Moving violation arrests in Historic South-Central spiked by 89% during the first nine months of this year compared to the same time last year. In 2017, arrests in this neighborhood decreased by 58%, but have shot back up since.
Aguilar said the spike in vehicle stops in Historic South-Central is determined by traffic accidents or a spike in traffic fatalities in the neighborhood.
“We have four traffic bureaus and their primary job is to reduce collisions. They’ll determine the areas that happens and direct enforcement to that area,” said Aguilar. “So if they are up, one thing to look at are vehicle fatalities in that same area.”
Failure to appear for a traffic warrant, driving with a suspended license for any reason and being an unlicensed driver were the top reasons drivers were arrested by the police from Jan. 1, 2010 – Dec. 31, 2018. Nearly 92.7% were misdemeanor arrests and 5.9% were felony arrests. People cited for an infraction, an offense not considered a crime and whose only penalty is a fine, made up 1.5% of arrests.
Out of the 50,445 moving violation arrests made between Jan. 1, 2010 – Dec. 31, 2018, people who are Hispanic made up 55% of those arrests and they make up nearly 49% of the population in the City of Los Angeles, according to the most recent American Community Survey. People who identified as other made up nearly 5%.
People who are white make up 28% of the population in the City of Los Angeles and account for 11% of arrests. Black or African Americans make up only 10% of the population, but accounted for 29% of moving violation arrests.
There were 549 arrests between Jan. 1, 2010 – Dec. 31, 2018 that involved people who admitted to officers when they were pulled over for a moving violation they knew they were driving with a suspended or revoked license. As for why these people incriminated themselves, who knows?
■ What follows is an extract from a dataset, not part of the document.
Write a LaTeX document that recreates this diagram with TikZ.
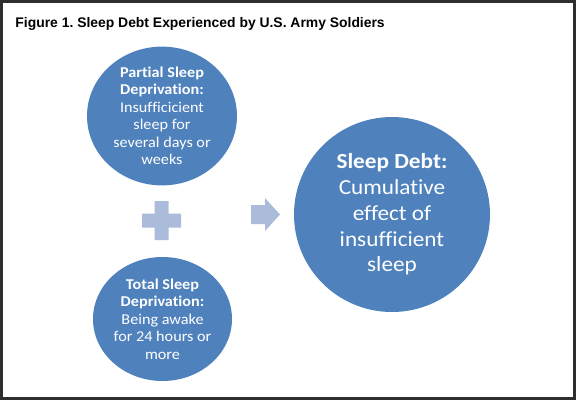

How we did it: We examined LAPD publicly available data on arrest data for the first nine months of 2019 compared to the same time period last year, as well as dating back to Jan. 1, 2010, when the data became publicly available. For neighborhood boundaries, we rely on the borders defined by the Los Angeles Times. Learn more about our data here.
LAPD data only reflect crimes that are reported to the department, not how many crimes actually occurred. In making our calculations, we rely on the data the LAPD makes publicly available. On occasion, LAPD may update past crime reports with new information, or recategorize past reports. Those revised reports do not always automatically become part of the public database.